Author: Steve Schwartz Publisher: Rowman & Littlefield ISBN: 1442257679 Category : Music Languages : en Pages : 439
Book Description
Populism and nationalism in classical music held a significant place between the world wars with composers such as George Gershwin, Aaron Copland, and Leonard Bernstein creating a soundtrack to the lives of everyday Americans. While biographies of these individual composers exist, no single book has taken on this period as a direct contradiction to the modernist dichotomy between the music of Stravinsky and Schoenberg. In Nationalist and Populist Composers: Voices of the American People, Steve Schwartz offers an overdue correction to this distortion of the American classical music tradition by showing that not all composers of this era fall into either the Stravinsky or Schoenberg camps. Exploring the rise and decline of musical populism in the United States, Schwartz examines the major works of George Gershwin, Randall Thompson, Virgil Thomson, Aaron Copland, Roy Harris, Kurt Weill, Morton Gould, and Leonard Bernstein.

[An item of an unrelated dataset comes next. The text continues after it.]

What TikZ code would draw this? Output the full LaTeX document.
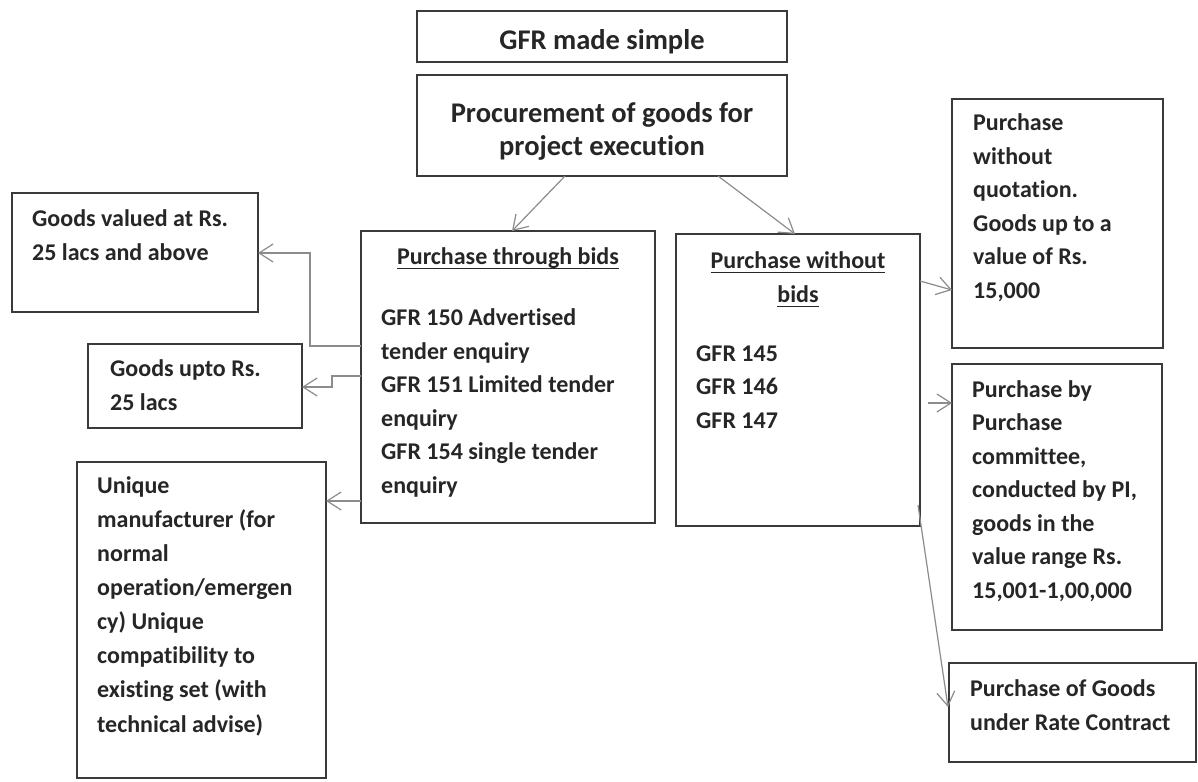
\documentclass[tikz,border=0pt]{standalone}
\usepackage{fontspec}
\setmainfont{Carlito}[Ligatures=NoCommon]
\usetikzlibrary{arrows.meta,calc}
\definecolor{txt}{HTML}{262626}
\definecolor{boxc}{HTML}{3A3A3A}
\definecolor{connc}{HTML}{8C8C8C}
\newcommand\ulx[1]{\leavevmode\setbox0\hbox{#1}\rlap{\color{txt}\rule[-5pt]{\wd0}{1.3pt}}\box0}
\begin{document}
\begin{tikzpicture}[x=1pt,y=-1pt,
  box/.style={draw=boxc,line width=1.3pt,rectangle,inner sep=0pt,outer sep=0pt,anchor=north west},
  body/.style={text=txt,font=\bfseries\fontsize{24}{33.5}\selectfont,align=left,anchor=base west,inner sep=0pt},
  bodyc/.style={text=txt,font=\bfseries\fontsize{24}{34}\selectfont,align=center,anchor=base,inner sep=0pt},
  head/.style={text=txt,font=\bfseries\fontsize{28.5}{33}\selectfont,align=center,anchor=base,inner sep=0pt},
  conn/.style={draw=connc,line width=1.2pt,-{Straight Barb[length=14pt,width=18pt,line width=1.2pt]}}]
\useasboundingbox (0,0) rectangle (1198,781);
\fill[white] (0,0) rectangle (1198,781);

% boxes
\node[box,minimum width=370pt,minimum height=51pt] (title) at (417,11) {};
\node[box,minimum width=370pt,minimum height=101pt] (proc) at (417,75) {};
\node[box,minimum width=294pt,minimum height=292pt] (bids) at (361,231) {};
\node[box,minimum width=244pt,minimum height=292pt] (nobids) at (676,234) {};
\node[box,minimum width=211pt,minimum height=249pt] (quot) at (952,99) {};
\node[box,minimum width=210pt,minimum height=266pt] (comm) at (952,364) {};
\node[box,minimum width=247pt,minimum height=99pt] (rate) at (949,663) {};
\node[box,minimum width=246pt,minimum height=119pt] (gabove) at (12,193) {};
\node[box,minimum width=214pt,minimum height=84pt] (gupto) at (88,344) {};
\node[box,minimum width=249pt,minimum height=316pt] (uniq) at (77,462) {};

% texts (anchored at the baseline of their last line)
\node[head] (ttitle) at (602,50) {GFR made simple};
\node[head] (tproc) at (602,155) {Procurement of goods for\\project execution};
\node[bodyc] (tbidsh) at (508,264) {\ulx{Purchase through bids}};
\node[body] (tbids) at (381,493) {GFR 150 Advertised\\tender enquiry\\GFR 151 Limited tender\\enquiry\\GFR 154 single tender\\enquiry};
\node[bodyc] (tnobidsh) at (798,302) {\ulx{Purchase without}\\\ulx{bids}};
\node[body] (tnobids) at (696,428) {GFR 145\\GFR 146\\GFR 147};
\node[body] (tquot) at (973,298) {Purchase\\without\\quotation.\\Goods up to a\\value of Rs.\\15,000};
\node[body] (tcomm) at (972,598) {Purchase by\\Purchase\\committee,\\conducted by PI,\\goods in the\\value range Rs.\\15,001-1,00,000};
\node[body] (trate) at (970,730) {Purchase of Goods\\under Rate Contract};
\node[body] (tgabove) at (32,260) {Goods valued at Rs.\\25 lacs and above};
\node[body] (tgupto) at (110,410) {Goods upto Rs.\\25 lacs};
\node[body,font=\bfseries\fontsize{24}{34.1}\selectfont] (tuniq) at (97,732) {Unique\\manufacturer (for\\normal\\operation/emergen\\cy) Unique\\compatibility to\\existing set (with\\technical advise)};

% connectors
\draw[conn] ($(proc.south west)+(148,0)$) -- ($(bids.north west)+(151,0)$);
\draw[conn] ($(proc.south west)+(301,0)$) -- ($(nobids.north west)+(119,0)$);
\draw[conn] ($(bids.north west)+(0,115)$) -- ++(-51,0) |- ($(gabove.north east)+(0,60)$);
\draw[conn] ($(bids.north west)+(0,145)$) -- ++(-29,0) |- ($(gupto.north east)+(0,43)$);
\draw[conn] ($(bids.north west)+(0,270)$) -- ($(uniq.north east)+(0,39)$);
\draw[conn] ($(nobids.north east)+(0,47)$) -- ($(quot.north west)+(0,191)$);
\draw[conn,shorten <=8pt] ($(nobids.north east)+(0,169)$) -- ($(comm.north west)+(0,39)$);
\draw[conn] ($(nobids.north east)+(-2,271)$) -- ($(rate.north west)+(-1,44)$);
\end{tikzpicture}
\end{document}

Organized chronologically, chapters cover each composer’s life and career and then reveal how key works participated in populist and nationalist themes. Written for the both the scholar and amateur enthusiast interested in modern classical music and American social history, Nationalist and Populist Composers creates a contextual frame through which all audiences can better understand such works as Rhapsody in Blue, Appalachian Spring, and West Side Story.